Psychological Analysis (Jungian & Freudian)

Freud would first note the erogenous mapping: tickling hovers at the gate of sexuality yet stays pre-genital, a safe substitute for full arousal. The dream satisfies libido while keeping superego asleep.
Jung widens the lens: the tickle is a bodily mandala—circular, repetitive, centering. It constellates the Puer/Puella (eternal child) archetype, balancing the Senex (critical elder) who rules your daylight hours. If your life has been rigid—deadlines, dieting, discipline—this archetype breaks through, not with catastrophe but with giggles. Resistance equals a cramp in the diaphragm during the dream; acquiescence equals the laugh that oxygenates every organ. Shadow integration happens here: accepting you need nonsense to become whole.

What to Do Next?

  • Morning Embodiment: Before rising, trace the dream-route with your own fingertips across ribs, soles, under chin. Breathe into the lingering tingle—this anchors neural pathways of safety.
  • Play Diet: Schedule one “non-productive” micro-play per day for seven days—finger-paint, sidewalk chalk, blow bubbles. Track how often you suppress the first smile; that’s your Senex spotting the Puer.
  • Vulnerability Inventory: List three relationships where you armor up. Send a light-hearted meme or voice note—tickling in digital form—to test if the field is safe for softer contact.
  • Journal Prompt: “When did laughter last feel innocent? Who was present, and what rule did we forget to enforce?” Let handwriting grow loopy and large, mimicking the dream’s lack of straight lines.

FAQ

Is a peaceful tickle dream always positive?

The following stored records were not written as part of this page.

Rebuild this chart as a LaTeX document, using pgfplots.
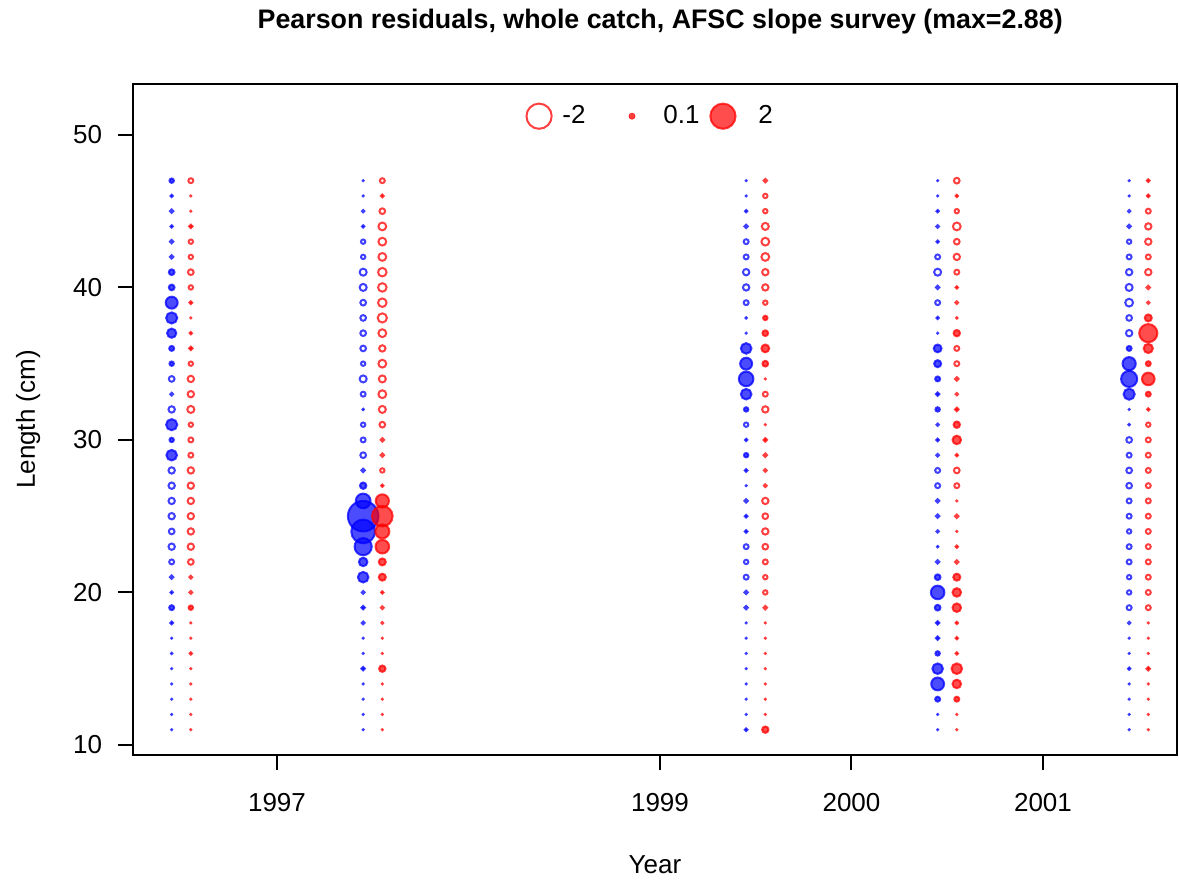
\documentclass[border=0pt]{standalone}
\usepackage{pgfplots}
\pgfplotsset{compat=1.18}
\usepackage{pgfplotstable}
\usepackage{fontspec}
\setmainfont{Liberation Sans}

% Pearson residuals by length; b = blue column, r = red column, per year
\pgfplotstableread{
len b96 r96 b97 r97 b99 r99 b00 r00 b01 r01
47 0.11 -0.13 0.01 -0.13 0.01 -0.08 0.01 -0.16 0.01 0.06
46 0.05 0.01 0.01 0.06 0.01 -0.11 0.01 0.05 0.01 0.06
45 -0.08 0.01 -0.05 -0.16 0.05 -0.11 0.05 -0.11 -0.05 -0.13
44 0.05 0.08 0.05 -0.26 -0.08 -0.22 -0.06 -0.26 -0.08 -0.19
43 -0.08 -0.11 -0.11 -0.26 -0.13 -0.26 0.05 -0.16 -0.11 -0.19
42 -0.08 -0.11 -0.11 -0.26 -0.13 -0.26 -0.13 -0.19 -0.13 -0.13
41 0.16 -0.16 -0.22 -0.30 -0.19 -0.19 -0.22 -0.13 -0.19 -0.19
40 0.16 -0.11 -0.22 -0.30 -0.19 -0.19 -0.08 0.05 -0.22 -0.08
39 0.53 0.06 -0.16 -0.30 -0.13 -0.11 -0.13 -0.06 -0.26 -0.05
38 0.47 0.01 -0.16 -0.34 0.03 0.11 0.05 0.03 -0.16 0.22
37 0.34 0.05 -0.16 -0.26 0.01 0.16 0.01 0.19 -0.19 1.10
36 0.13 0.08 -0.16 -0.19 0.43 0.26 0.26 -0.13 0.13 0.34
35 0.11 -0.11 -0.11 -0.26 0.53 0.16 0.22 -0.13 0.63 0.13
34 -0.16 -0.19 -0.22 -0.22 0.75 0.01 0.13 -0.08 0.89 0.58
33 -0.06 -0.19 -0.13 -0.26 0.43 -0.13 0.08 -0.05 0.47 0.13
32 -0.19 -0.22 0.03 -0.22 0.11 -0.19 0.11 0.08 0.01 0.05
31 0.47 -0.11 -0.11 -0.16 -0.11 0.01 -0.05 0.19 0.03 -0.11
30 0.11 -0.13 -0.13 -0.08 0.05 0.08 0.06 0.30 -0.16 -0.13
29 0.43 -0.13 -0.16 -0.08 0.11 -0.08 -0.06 0.05 -0.13 -0.13
28 -0.19 -0.19 -0.08 -0.11 0.06 -0.06 -0.13 -0.16 -0.16 -0.13
27 -0.19 -0.19 0.19 0.05 0.01 -0.06 -0.13 -0.13 -0.16 -0.13
26 -0.19 -0.19 0.76 0.63 -0.08 -0.19 -0.08 0.01 -0.13 -0.13
25 -0.19 -0.19 2.88 1.39 0.06 -0.16 -0.08 -0.08 -0.13 -0.13
24 -0.16 -0.19 1.80 0.70 0.06 -0.19 -0.05 0.01 -0.11 -0.13
23 -0.19 -0.19 1.00 0.66 -0.13 -0.16 0.03 0.05 -0.13 -0.13
22 -0.13 -0.16 0.30 0.22 -0.11 -0.13 -0.08 -0.08 -0.13 -0.13
21 -0.08 -0.06 0.43 0.22 -0.13 -0.11 0.16 0.22 -0.11 -0.13
20 0.05 -0.06 -0.06 0.05 -0.08 -0.11 0.66 0.30 -0.11 -0.13
19 0.13 0.11 0.08 -0.06 -0.08 -0.08 0.16 0.30 -0.13 -0.13
18 0.06 0.01 -0.06 -0.04 0.01 0.01 0.08 0.05 -0.05 0.01
17 0.01 0.01 0.01 0.01 0.01 0.01 0.08 0.05 0.01 0.01
16 0.03 0.05 0.01 0.01 0.01 0.01 0.11 0.05 0.01 0.01
15 0.01 0.01 0.08 0.19 0.01 0.01 0.43 0.43 0.05 0.08
14 0.01 0.01 0.01 0.01 0.01 0.01 0.60 0.30 0.01 0.01
13 0.01 0.01 0.01 0.01 0.01 0.01 0.13 0.13 0.01 0.01
12 0.01 0.01 0.01 0.01 0.01 0.01 0.01 0.01 0.01 0.01
11 0.01 0.01 0.01 0.01 0.06 0.19 0.01 0.01 0.01 0.01
}\resid

\pgfplotsset{
  bub/.style 2 args={
    only marks, scatter, mark=*, line width=1pt,
    draw=#1, fill=#1,
    visualization depends on={\thisrow{#2} \as \rv},
    scatter/@pre marker code/.code={%
      \pgfmathsetmacro\rad{max(4.8*sqrt(abs(\rv))-0.5,0.2)}%
      \ifdim\rv pt>0pt \def\fop{0.7}\else\def\fop{0}\fi
      \scope[mark size=\rad pt, fill opacity=\fop, draw opacity=0.75]%
    },
    scatter/@post marker code/.code={\endscope},
  },
}

\begin{document}
\begin{tikzpicture}
\begin{axis}[
  name=ax,
  scale only axis,
  width=522pt, height=335.5pt,
  xmin=1996.248, xmax=2001.70,
  ymin=9.34, ymax=53.34,
  axis line style={line width=1pt},
  xtick={1997,1999,2000,2001},
  ytick={10,20,30,40,50},
  xtick pos=left, ytick pos=left,
  tick align=outside,
  major tick length=7.5pt,
  every tick/.style={black, line width=1pt},
  x tick label style={/pgf/number format/1000 sep={}, yshift=-8pt},
  y tick label style={xshift=-4.5pt},
  /pgf/number format/assume math mode=true,
  font=\fontsize{13}{15.5}\selectfont,
  title={Pearson residuals, whole catch, AFSC slope survey (max=2.88)},
  every axis title shift=0pt,
  title style={font=\bfseries\fontsize{13.4}{16}\selectfont,
    at={(axis description cs:0.505,1.0924)}, anchor=center},
  xlabel={Year},
  ylabel={Length (cm)},
  xlabel style={at={(axis description cs:0.5,-0.1639)}, anchor=center},
  ylabel style={at={(axis description cs:-0.1004,0.5)}, anchor=center},
  legend columns=3,
  legend style={draw=none, fill=none, column sep=0pt,
    at={(axis description cs:0.494,0.952)}, anchor=center,
    font=\fontsize{13}{15.5}\selectfont,
    nodes={inner xsep=0pt}},
  clip=false,
]
\addlegendimage{legend image code/.code={
  \draw[red, draw opacity=0.75, line width=1pt] (0pt,0pt) circle (6.3pt);
  \path (-7pt,0pt) (11.5pt,0pt);}}
\addlegendentry{-2}
\addlegendimage{legend image code/.code={
  \fill[red, opacity=0.75] (0pt,0pt) circle (1.5pt);
  \path (-23pt,0pt) (15.5pt,0pt);}}
\addlegendentry{0.1}
\addlegendimage{legend image code/.code={
  \draw[red, fill=red, fill opacity=0.7, draw opacity=0.75, line width=1pt] (0pt,0pt) circle (6.3pt);
  \path (-11.5pt,0pt) (17.5pt,0pt);}}
\addlegendentry{2}

\addplot[bub={blue}{b96}] table[x expr=1996.45, y=len] {\resid};
\addplot[bub={red}{r96}] table[x expr=1996.55, y=len] {\resid};
\addplot[bub={blue}{b97}] table[x expr=1997.45, y=len] {\resid};
\addplot[bub={red}{r97}] table[x expr=1997.55, y=len] {\resid};
\addplot[bub={blue}{b99}] table[x expr=1999.45, y=len] {\resid};
\addplot[bub={red}{r99}] table[x expr=1999.55, y=len] {\resid};
\addplot[bub={blue}{b00}] table[x expr=2000.45, y=len] {\resid};
\addplot[bub={red}{r00}] table[x expr=2000.55, y=len] {\resid};
\addplot[bub={blue}{b01}] table[x expr=2001.45, y=len] {\resid};
\addplot[bub={red}{r01}] table[x expr=2001.55, y=len] {\resid};
\end{axis}
\pgfresetboundingbox
\useasboundingbox ([xshift=-66.5pt,yshift=-63pt]ax.south west) rectangle ([xshift=1pt,yshift=42pt]ax.north east);
\end{tikzpicture}
\end{document}
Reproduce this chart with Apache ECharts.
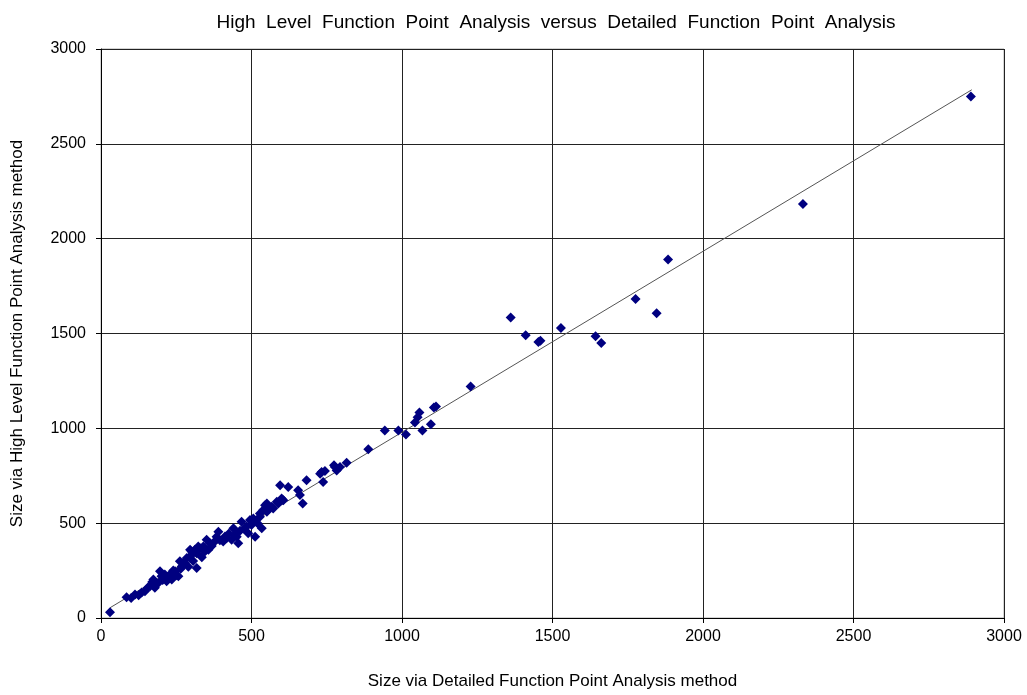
<!DOCTYPE html>
<html>
<head>
<meta charset="utf-8">
<script src="https://cdn.jsdelivr.net/npm/echarts@6/dist/echarts.min.js"></script>
<style>
html,body{margin:0;padding:0;background:#fff;}
#main{width:1027px;height:695px;}
</style>
</head>
<body>
<div id="main"></div>
<script>
// Detailed FPA size (x) vs High Level FPA size (y)
const detailedSize = [30,85,100,113,125,135,146,155,163,170,174,179,185,190,196,201,205,212,218,222,229,235,240,246,250,257,262,265,268,273,279,285,290,296,301,301,306,312,318,318,323,329,335,340,345,351,357,362,368,375,384,390,395,406,412,417,425,434,440,445,451,456,462,467,475,484,489,495,500,506,512,520,528,528,534,539,545,551,551,557,567,572,584,589,595,600,600,606,622,655,661,670,683,728,733,738,744,777,774,783,794,816,888,943,988,1013,1043,1052,1058,1068,1096,1106,1113,1228,1361,1411,1453,1460,1528,1643,1662,1776,1846,1884,2332,2890];
const highLevelSize = [30,110,106,124,120,135,141,160,168,190,203,159,180,185,246,220,200,230,194,215,229,203,250,246,225,220,299,260,272,290,290,316,270,360,333,351,300,360,263,342,377,368,320,377,350,412,360,394,380,400,429,455,410,403,430,420,445,412,473,440,429,394,460,508,470,482,447,517,490,525,429,500,534,551,473,569,595,560,604,575,586,577,613,604,700,630,621,621,691,674,648,604,726,761,770,717,775,796,805,778,796,818,890,988,988,967,1031,1058,1084,988,1022,1110,1115,1221,1585,1491,1455,1462,1529,1485,1450,1682,1607,1890,2183,2749];
// Linear trend line end points
const trendX = [30, 2893];
const trendY = [54, 2785];
const xTicks = [0,500,1000,1500,2000,2500,3000];
const yTicks = [0,500,1000,1500,2000,2500,3000];

const chart = echarts.init(document.getElementById('main'), null, {renderer:'canvas'});
const points = detailedSize.map((x,i)=>[x, highLevelSize[i]]);
const trend = trendX.map((x,i)=>[x, trendY[i]]);
const font = 'Liberation Sans, Arial, sans-serif';

chart.setOption({
  animation:false,
  backgroundColor:'#fff',
  title:{
    text:'High  Level  Function  Point  Analysis  versus  Detailed  Function  Point  Analysis',
    left:551, top:8, textAlign:'center',
    textStyle:{fontFamily:font, fontSize:19, fontWeight:'normal', color:'#000'}
  },
  grid:{left:101, right:23, top:49, bottom:73, show:true, borderColor:'#aaa', borderWidth:1},
  xAxis:{
    type:'value', min:0, max:3000, interval:500,
    name:'Size via Detailed Function Point Analysis method',
    nameLocation:'middle', nameGap:55,
    nameTextStyle:{fontFamily:font, fontSize:17, color:'#000'},
    axisLine:{show:true, onZero:false, lineStyle:{color:'#000', width:1}},
    axisTick:{show:true, length:5, lineStyle:{color:'#000'}},
    axisLabel:{fontFamily:font, fontSize:16, color:'#000', margin:11,
      formatter:v=>xTicks.includes(v)?String(v):''},
    splitLine:{show:true, lineStyle:{color:'#222', width:1}}
  },
  yAxis:{
    type:'value', min:0, max:3000, interval:500,
    name:'Size via High Level Function Point Analysis method',
    nameLocation:'middle', nameGap:75, nameRotate:90,
    nameTextStyle:{fontFamily:font, fontSize:17, color:'#000'},
    axisLine:{show:true, onZero:false, lineStyle:{color:'#000', width:1}},
    axisTick:{show:true, length:5, lineStyle:{color:'#000'}},
    axisLabel:{fontFamily:font, fontSize:16, color:'#000', margin:15,
      formatter:v=>yTicks.includes(v)?String(v):''},
    splitLine:{show:true, lineStyle:{color:'#222', width:1}}
  },
  series:[
    {
      type:'line', data:trend, symbol:'none', silent:true,
      lineStyle:{color:'#555', width:1}, z:3
    },
    {
      type:'scatter', data:points, symbol:'diamond', symbolSize:10,
      itemStyle:{color:'#000080', opacity:1}, z:4
    }
  ]
});
</script>
</body>
</html>
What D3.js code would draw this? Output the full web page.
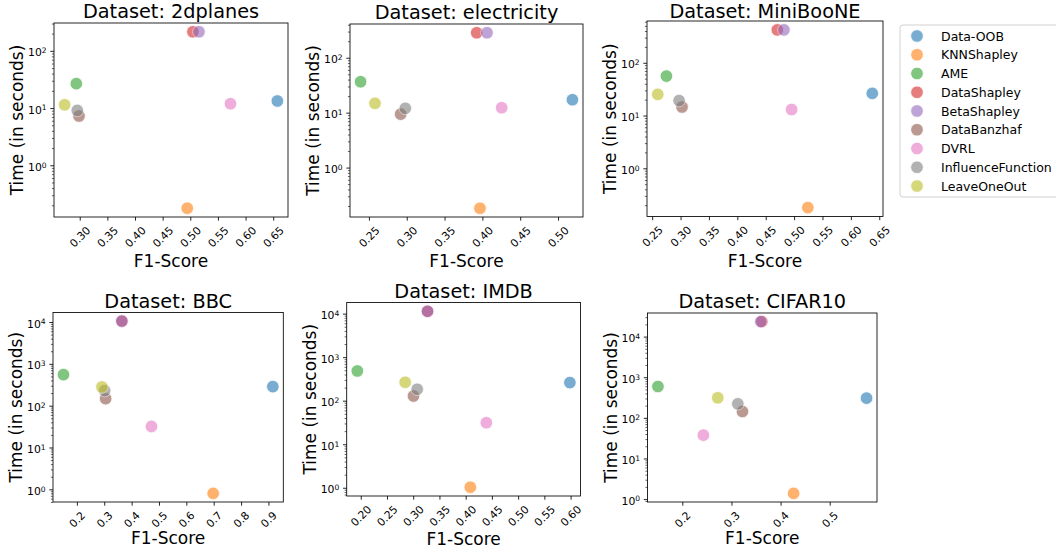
<!DOCTYPE html>
<html>
<head>
<meta charset="utf-8">
<script src="https://cdn.jsdelivr.net/npm/d3@7"></script>
<style>
  html, body { margin: 0; padding: 0; background: #ffffff; }
  svg { display: block; font-family: "DejaVu Sans", sans-serif; }
</style>
</head>
<body>
<svg id="chart" width="1056" height="550"></svg>
<script>
// ---------- data ----------
const methods = ["Data-OOB", "KNNShapley", "AME", "DataShapley", "BetaShapley",
                 "DataBanzhaf", "DVRL", "InfluenceFunction", "LeaveOneOut"];
const colors = ["#1f77b4", "#ff7f0e", "#2ca02c", "#d62728", "#9467bd",
                "#8c564b", "#e377c2", "#7f7f7f", "#bcbd22"];
const datasets = ["2dplanes", "electricity", "MiniBooNE", "BBC", "IMDB", "CIFAR10"];

const f1_2dplanes    = [0.6575, 0.4945, 0.2938, 0.5047, 0.5157, 0.2987, 0.5727, 0.2956, 0.2727];
const time_2dplanes  = [13.3, 0.178, 26.7, 215, 215, 7.25, 11.9, 9.1, 11.4];
const f1_electricity   = [0.519, 0.3968, 0.239, 0.3925, 0.4061, 0.292, 0.4255, 0.2981, 0.258];
const time_electricity = [17.2, 0.182, 36.6, 285, 285, 9.4, 12.3, 12.0, 14.8];
const f1_miniboone   = [0.6377, 0.5242, 0.2751, 0.4704, 0.4821, 0.3026, 0.4956, 0.2974, 0.2598];
const time_miniboone = [26.3, 0.18, 55.9, 420, 420, 14.5, 13.0, 19.2, 25.2];
const f1_bbc   = [0.916, 0.698, 0.151, 0.365, 0.364, 0.305, 0.4725, 0.3015, 0.2916];
const time_bbc = [285, 0.80, 552, 10500, 10500, 147, 31.9, 229, 280];
const f1_imdb   = [0.5986, 0.4089, 0.1935, 0.3273, 0.3273, 0.3005, 0.4394, 0.3076, 0.2847];
const time_imdb = [260, 1.03, 482, 11300, 11300, 128, 31.2, 183, 265];
const f1_cifar10   = [0.575, 0.4265, 0.1504, 0.362, 0.3597, 0.3224, 0.2429, 0.313, 0.2722];
const time_cifar10 = [305, 1.38, 590, 23400, 23400, 143, 37.5, 221, 311];

const xTicks_2dplanes    = [0.30, 0.35, 0.40, 0.45, 0.50, 0.55, 0.60, 0.65];
const xTicks_electricity = [0.25, 0.30, 0.35, 0.40, 0.45, 0.50];
const xTicks_miniboone   = [0.25, 0.30, 0.35, 0.40, 0.45, 0.50, 0.55, 0.60, 0.65];
const xTicks_bbc         = [0.2, 0.3, 0.4, 0.5, 0.6, 0.7, 0.8, 0.9];
const xTicks_imdb        = [0.20, 0.25, 0.30, 0.35, 0.40, 0.45, 0.50, 0.55, 0.60];
const xTicks_cifar10     = [0.2, 0.3, 0.4, 0.5];
const xTickDecimals      = [2, 2, 2, 1, 2, 1];

const f1Data   = [f1_2dplanes, f1_electricity, f1_miniboone, f1_bbc, f1_imdb, f1_cifar10];
const timeData = [time_2dplanes, time_electricity, time_miniboone, time_bbc, time_imdb, time_cifar10];
const xTickData = [xTicks_2dplanes, xTicks_electricity, xTicks_miniboone, xTicks_bbc, xTicks_imdb, xTicks_cifar10];

// ---------- layout (pixels) ----------
const panels = [
  {l: 54,    t: 23,    r: 288,   b: 217,   xlab: 267},
  {l: 350,   t: 24,    r: 583,   b: 217,   xlab: 267},
  {l: 647,   t: 21,    r: 883,   b: 216.5, xlab: 267},
  {l: 53,    t: 312.5, r: 283.3, b: 502,   xlab: 544},
  {l: 346.7, t: 302.5, r: 580.5, b: 496,   xlab: 545},
  {l: 647.5, t: 313,   r: 877,   b: 502,   xlab: 544}
];

const svg = d3.select("#chart");
const tickFont = 10.8, labelFont = 17, titleFont = 19.3;
const tickLen = 3.7, tickPad = 3.7;

panels.forEach((p, i) => {
  const f1 = f1Data[i], tm = timeData[i];
  const w = p.r - p.l, h = p.b - p.t;
  const g = svg.append("g").attr("transform", `translate(${p.l},${p.t})`);

  const xmin = d3.min(f1), xmax = d3.max(f1), xr = xmax - xmin;
  const x = d3.scaleLinear().domain([xmin - 0.05 * xr, xmax + 0.05 * xr]).range([0, w]);
  const lmin = Math.log10(d3.min(tm)), lmax = Math.log10(d3.max(tm)), lr = lmax - lmin;
  const y = d3.scaleLog().domain([Math.pow(10, lmin - 0.05 * lr), Math.pow(10, lmax + 0.05 * lr)]).range([h, 0]);

  // x axis
  const dec = xTickDecimals[i];
  const xa = g.append("g").attr("transform", `translate(0,${h})`)
    .call(d3.axisBottom(x).tickValues(xTickData[i]).tickSize(tickLen).tickPadding(tickPad)
      .tickFormat(d => d.toFixed(dec)));
  xa.select(".domain").remove();
  xa.selectAll(".tick line").attr("stroke", "#000").attr("stroke-width", 0.85);
  xa.selectAll(".tick text")
    .attr("fill", "#000").attr("font-size", tickFont).attr("font-family", "DejaVu Sans")
    .attr("y", null).attr("dy", null)
    .attr("text-anchor", "middle").attr("dominant-baseline", "central")
    .each(function () {
      const tw = this.getComputedTextLength();
      const half = (tw + tickFont * 1.1) * 0.7071 / 2;
      d3.select(this).attr("transform", `translate(0,${tickLen + tickPad + half}) rotate(-45)`);
    });

  // y axis: decades
  const lo = Math.ceil(lmin - 0.05 * lr - 1e-9), hi = Math.floor(lmax + 0.05 * lr + 1e-9);
  const majors = d3.range(lo, hi + 1).map(k => Math.pow(10, k));
  const minors = [];
  for (let k = lo - 1; k <= hi; k++) for (let m = 2; m <= 9; m++) {
    const v = m * Math.pow(10, k);
    if (v >= y.domain()[0] && v <= y.domain()[1]) minors.push(v);
  }
  const ymin = g.append("g").call(d3.axisLeft(y).tickValues(minors).tickSize(2.1).tickFormat(() => ""));
  ymin.select(".domain").remove();
  ymin.selectAll(".tick line").attr("stroke", "#000").attr("stroke-width", 0.6);

  const ya = g.append("g").call(d3.axisLeft(y).tickValues(majors).tickSize(tickLen).tickFormat(() => ""));
  ya.select(".domain").remove();
  ya.selectAll(".tick line").attr("stroke", "#000").attr("stroke-width", 0.85);
  ya.selectAll(".tick").each(function (d) {
    const t = d3.select(this).append("text")
      .attr("x", -(tickLen + tickPad)).attr("dy", "0.47em")
      .attr("text-anchor", "end").attr("fill", "#000")
      .attr("font-size", tickFont).attr("font-family", "DejaVu Sans");
    t.append("tspan").text("10");
    t.append("tspan").attr("dy", "-0.42em").attr("font-size", "0.7em")
      .text(Math.round(Math.log10(d)));
  });

  // points
  const pts = g.append("g");
  f1.forEach((v, j) => {
    pts.append("circle")
      .attr("cx", x(v)).attr("cy", y(tm[j])).attr("r", 6.3)
      .attr("fill", colors[j]).attr("stroke", "#ffffff").attr("stroke-width", 0.8)
      .attr("opacity", 0.6);
  });

  // spines
  g.append("rect").attr("x", 0).attr("y", 0).attr("width", w).attr("height", h)
    .attr("fill", "none").attr("stroke", "#000").attr("stroke-width", 0.85);

  // title
  const titleBase = Math.max(p.t - 5, 17.5) - p.t;
  g.append("text").attr("x", w / 2).attr("y", titleBase)
    .attr("text-anchor", "middle").attr("font-size", titleFont).attr("fill", "#000")
    .text("Dataset: " + datasets[i]);

  // axis labels
  svg.append("text").attr("x", p.l + w / 2).attr("y", p.xlab)
    .attr("text-anchor", "middle").attr("font-size", labelFont).attr("fill", "#000")
    .text("F1-Score");
  svg.append("text")
    .attr("transform", `translate(${p.l - 37},${p.t + h / 2}) rotate(-90)`)
    .attr("text-anchor", "middle").attr("dominant-baseline", "central")
    .attr("font-size", labelFont).attr("fill", "#000")
    .text("Time (in seconds)");
});

// legend
const lg = svg.append("g");
lg.append("rect").attr("x", 900).attr("y", 25).attr("width", 180).attr("height", 172)
  .attr("rx", 3).attr("fill", "#ffffff").attr("fill-opacity", 0.8)
  .attr("stroke", "#cccccc").attr("stroke-width", 0.9);
methods.forEach((m, j) => {
  const cy = 36 + j * 18.75;
  lg.append("circle").attr("cx", 917).attr("cy", cy).attr("r", 6.3)
    .attr("fill", colors[j]).attr("stroke", "#ffffff").attr("stroke-width", 0.8).attr("opacity", 0.6);
  lg.append("text").attr("x", 941).attr("y", cy).attr("dominant-baseline", "central")
    .attr("font-size", 12.5).attr("fill", "#000").text(m);
});
</script>
</body>
</html>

Mostly yes, but check context. If you wake anxious, the dream may expose discomfort with vulnerability. Reframe: the anxiety isn’t about danger but about unfamiliarity with safe touch.

Why don’t I laugh in the dream even while being tickled?

Laughter is a social signal; solo dreams sometimes bypass it. Your body may remain physiologically quiet while the psyche still registers joy. No laugh ≠ no meaning.

Can this dream predict a future relationship?

It previews emotional texture rather than a specific person. Expect encounters where playfulness is currency; your subconscious has rehearsed trust, so you’ll recognize the real-life echo faster.

Summary

A peaceful tickle dream is the soul’s safe-conduct pass to vulnerability, inviting you to trade armor for innocent contact. Heed it by manufacturing small, daily playgrounds where laughter can leak through the seams of grown-up life.

From the 1901 Archives

"To dream of being tickled, denotes insistent worries and illness. If you tickle others, you will throw away much enjoyment through weakness and folly."